Yes, sorry for not being precise: UB applies to executions. When I said "global" I meant global over that entire execution, so if your path ends up hitting undefined behavior it can go back and logically undo its entire execution, including parts which it shared with a well-defined execution or where you'd generally expect side effects to be placed.
No, that logically doesn't make sense. The program cannot know whether it is going through a particular execution ahead of time without actually executing all the side effects along that path first (which in this case would include the fflush()). The very difference between a "program" and a "program execution" is the fact that an execution includes the interactions of the program with the external world (as defined by the standard, all of which I loosely called "inputs" in my previous comment). The interactions basically extend prefixes of the execution through performing the semantics of the program according to the abstract machine and observing the responses from the external world. You don't have an "execution" of the program until the point of UB, until the interactions (aka side effects) up to that point have first occurred (and the responses of the system observed for continuing the execution).
P.S. Have you ever seen a single example of a compiler time-traveling UB through observable behavior like this? I sure haven't. If you have, I'd love to see it, because despite all the crazy ways compilers take advantage of UB, I've never seen C/C++ compilers actually agree with the stance that this way would be somehow legal (if it's even logically possible).
Can the compiler not use that to assume that (x > 4) is false because otherwise it triggers undefined behavior? Hence it is allowed to drop the entire branch?
The only real counter-argument I could see is "fflush might terminate the program, hence we need to run the function before we know if UB will be triggered". I suppose once you call a function that the compiler cannot analyze (e.g. system-calls, FFIs) the compiler may not be certain the function doesn't contain an 'exit()' call.
That's right, I think.

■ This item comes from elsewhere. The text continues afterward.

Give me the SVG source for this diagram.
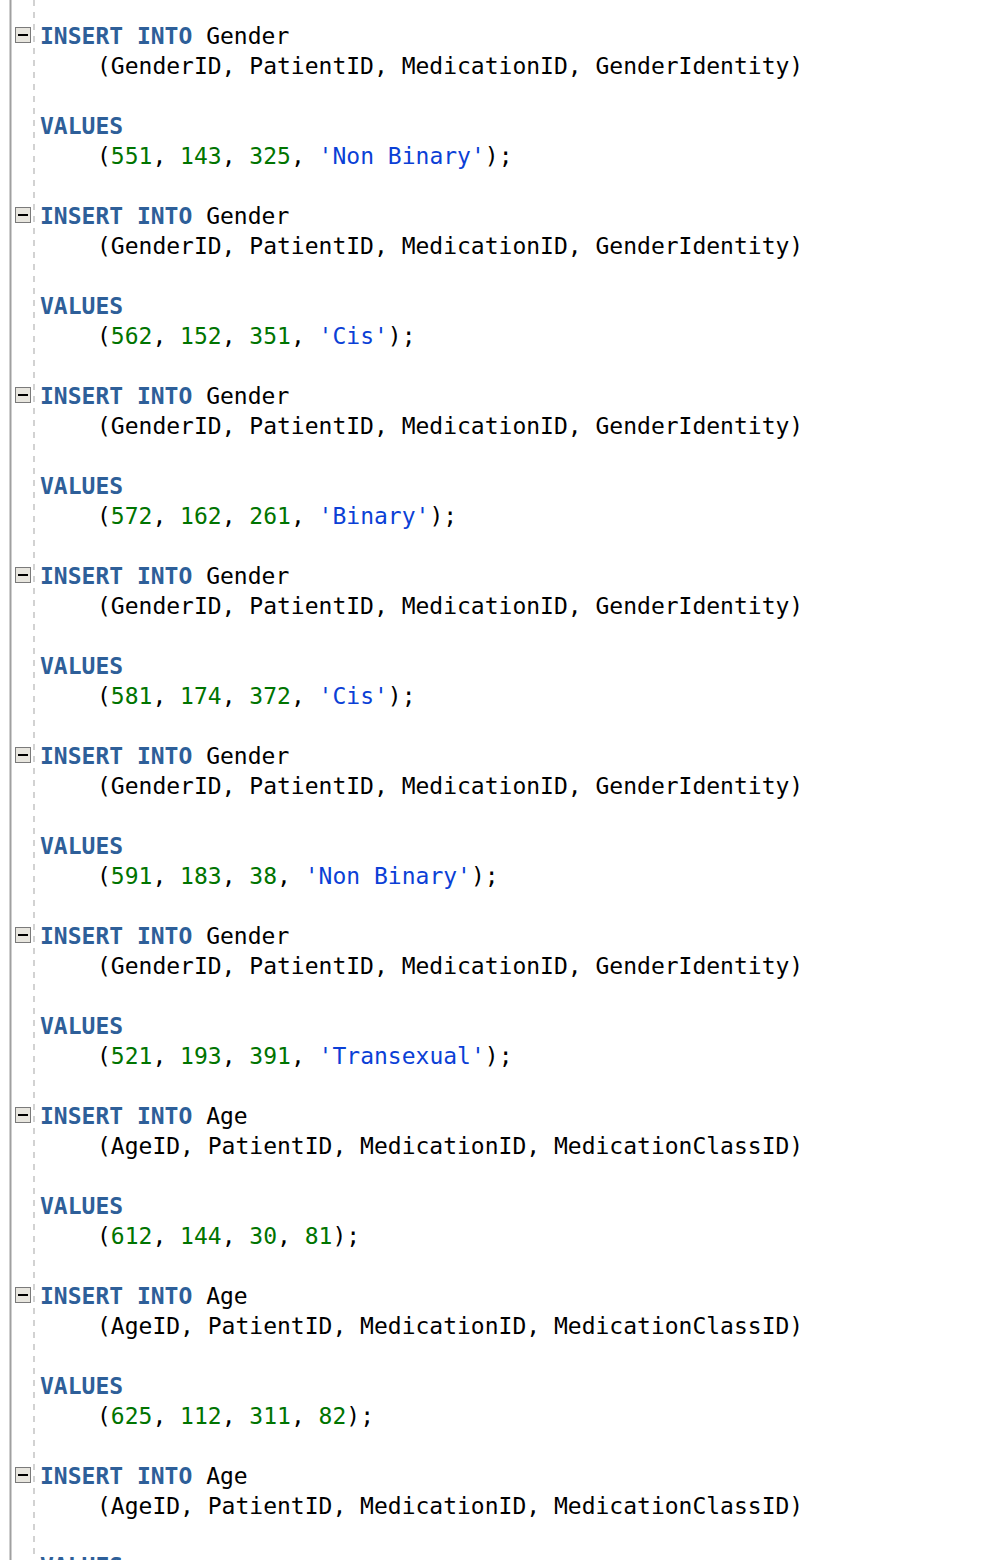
<svg xmlns="http://www.w3.org/2000/svg" width="996" height="1560" viewBox="0 0 996 1560">
<style>
text{font-family:"DejaVu Sans Mono","Liberation Mono",monospace;font-size:23px;fill:#000;white-space:pre}
.k{fill:#2e5f99;font-weight:bold}
.n{fill:#007400}
.s{fill:#0b3fd6}
.f{fill:#e8e6df;stroke:#7a7a7a;stroke-width:1}
</style>
<rect width="996" height="1560" fill="#fff"/>
<line x1="10.5" y1="0" x2="10.5" y2="1560" stroke="#a0a0a0" stroke-width="2"/>
<line x1="34" y1="0" x2="34" y2="1560" stroke="#c4c4c4" stroke-width="1.5" stroke-dasharray="6,6"/>
<defs>
<g id="fold"><rect class="f" x="15.5" y="-16.5" width="15" height="15"/><line x1="18" y1="-9" x2="28" y2="-9" stroke="#000" stroke-width="2"/></g>
</defs>
<g id="b1"><use href="#fold" y="44"/>
<text x="40" y="44"><tspan class="k">INSERT INTO</tspan> Gender</text>
<text x="97" y="74">(GenderID, PatientID, MedicationID, GenderIdentity)</text>
<text x="40" y="134" class="k">VALUES</text>
<text x="97" y="164">(<tspan class="n">551</tspan>, <tspan class="n">143</tspan>, <tspan class="n">325</tspan>, <tspan class="s">'Non Binary'</tspan>);</text></g>
<g id="b2"><use href="#fold" y="224"/>
<text x="40" y="224"><tspan class="k">INSERT INTO</tspan> Gender</text>
<text x="97" y="254">(GenderID, PatientID, MedicationID, GenderIdentity)</text>
<text x="40" y="314" class="k">VALUES</text>
<text x="97" y="344">(<tspan class="n">562</tspan>, <tspan class="n">152</tspan>, <tspan class="n">351</tspan>, <tspan class="s">'Cis'</tspan>);</text></g>
<g id="b3"><use href="#fold" y="404"/>
<text x="40" y="404"><tspan class="k">INSERT INTO</tspan> Gender</text>
<text x="97" y="434">(GenderID, PatientID, MedicationID, GenderIdentity)</text>
<text x="40" y="494" class="k">VALUES</text>
<text x="97" y="524">(<tspan class="n">572</tspan>, <tspan class="n">162</tspan>, <tspan class="n">261</tspan>, <tspan class="s">'Binary'</tspan>);</text></g>
<g id="b4"><use href="#fold" y="584"/>
<text x="40" y="584"><tspan class="k">INSERT INTO</tspan> Gender</text>
<text x="97" y="614">(GenderID, PatientID, MedicationID, GenderIdentity)</text>
<text x="40" y="674" class="k">VALUES</text>
<text x="97" y="704">(<tspan class="n">581</tspan>, <tspan class="n">174</tspan>, <tspan class="n">372</tspan>, <tspan class="s">'Cis'</tspan>);</text></g>
<g id="b5"><use href="#fold" y="764"/>
<text x="40" y="764"><tspan class="k">INSERT INTO</tspan> Gender</text>
<text x="97" y="794">(GenderID, PatientID, MedicationID, GenderIdentity)</text>
<text x="40" y="854" class="k">VALUES</text>
<text x="97" y="884">(<tspan class="n">591</tspan>, <tspan class="n">183</tspan>, <tspan class="n">38</tspan>, <tspan class="s">'Non Binary'</tspan>);</text></g>
<g id="b6"><use href="#fold" y="944"/>
<text x="40" y="944"><tspan class="k">INSERT INTO</tspan> Gender</text>
<text x="97" y="974">(GenderID, PatientID, MedicationID, GenderIdentity)</text>
<text x="40" y="1034" class="k">VALUES</text>
<text x="97" y="1064">(<tspan class="n">521</tspan>, <tspan class="n">193</tspan>, <tspan class="n">391</tspan>, <tspan class="s">'Transexual'</tspan>);</text></g>
<g id="b7"><use href="#fold" y="1124"/>
<text x="40" y="1124"><tspan class="k">INSERT INTO</tspan> Age</text>
<text x="97" y="1154">(AgeID, PatientID, MedicationID, MedicationClassID)</text>
<text x="40" y="1214" class="k">VALUES</text>
<text x="97" y="1244">(<tspan class="n">612</tspan>, <tspan class="n">144</tspan>, <tspan class="n">30</tspan>, <tspan class="n">81</tspan>);</text></g>
<g id="b8"><use href="#fold" y="1304"/>
<text x="40" y="1304"><tspan class="k">INSERT INTO</tspan> Age</text>
<text x="97" y="1334">(AgeID, PatientID, MedicationID, MedicationClassID)</text>
<text x="40" y="1394" class="k">VALUES</text>
<text x="97" y="1424">(<tspan class="n">625</tspan>, <tspan class="n">112</tspan>, <tspan class="n">311</tspan>, <tspan class="n">82</tspan>);</text></g>
<g id="b9"><use href="#fold" y="1484"/>
<text x="40" y="1484"><tspan class="k">INSERT INTO</tspan> Age</text>
<text x="97" y="1514">(AgeID, PatientID, MedicationID, MedicationClassID)</text>
<text x="40" y="1574" class="k">VALUES</text></g>
</svg>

If you replace the "fflush()" (which should have an argument by the way) with "f()" and declare "void f(void);" then the test and the call appear in the binary. But if you declare "__attribute__((pure)) void f(void);" then the test and the call disappear.
It seems this is correct, but there are very quick cases where the compiler does not consider a program 'pure'. Even a simple call to 'puts' already is enough to be compiled. Probably because it has side-effects in setting a value for ferror(file) to return.
I wonder if we can find an example of a function that is externally observable to a user, but that is guaranteed to finish. Then specifically i wonder if the compiler can proof that the undefined behavior is guaranteed to happen so it elides the branch, proving 'real' timetravel. That is observable.
> I wonder if we can find an example of a function that is externally observable to a user, but that is guaranteed to finish.
I don't think the standard has such a thing, but if it did, the closest thing would probably be a write to a volatile variable. You'd have to make sure the compiler sees the variable as having a side-effect in the first place (so it would probably need external linkage).
> The only real counter-argument I could see is "fflush might terminate the program, hence we need to run the function before we know if UB will be triggered".
The thing to realize is there is no such thing as "UB will be triggered". The only thing that exists is "UB is triggered", combined with the as-if rule, which allows modifications that don't affect what the standard considers observable behavior. Or in other words, the standard defines a program according to its observable behavior. People think it's time-travel because they think of the program in terms of expressions and statements rather than side effects, but if you think of the programs in terms of observable behaviors rather than the lines of code executing, you see that there's no time travel.
The program still contains undefined behavior. It is probably a matter of order of optimization whether the compiler catches the undefined behavior before it elides the useless statement.
But it is certainly 'legal' for the compiler to consider that statement to invoke undefined behavior, and prune any branch that is guaranteed to reach that statement.
"However, if any such execution contains an undefined operation, this International Standard places no requirement on the implementation executing that program with that input (not even with regard to operations preceding the first undefined operation)."
The "[...] executing that program with that input [...]" part maybe could be read as making it specific to a given UB triggering execution; but I'm no language lawyer :).
True, only executions of a program that exhibit undefined behavior are affected.
But the moment it is clear a program will exhibit undefined behavior, the compiler is already allowed to do whatever it wants. So if 20 lines below an important function call you will certainly call a function that will certainly cause undefined behavior, the important function call can be already be left out.
I agree with your sentiment, but the way I square that with what I mentioned is that the compiler can undo side effects. As far as I am aware there is nothing special about fflush in the standard where you can't go back to where the program was before it happened.
(I have never actually seen a compiler act on this, but I maintain that this is just because they're either not willing to optimize on this or unable to do so. But there's a lot of UB that compilers do not exploit, so this isn't particularly concerning to me.)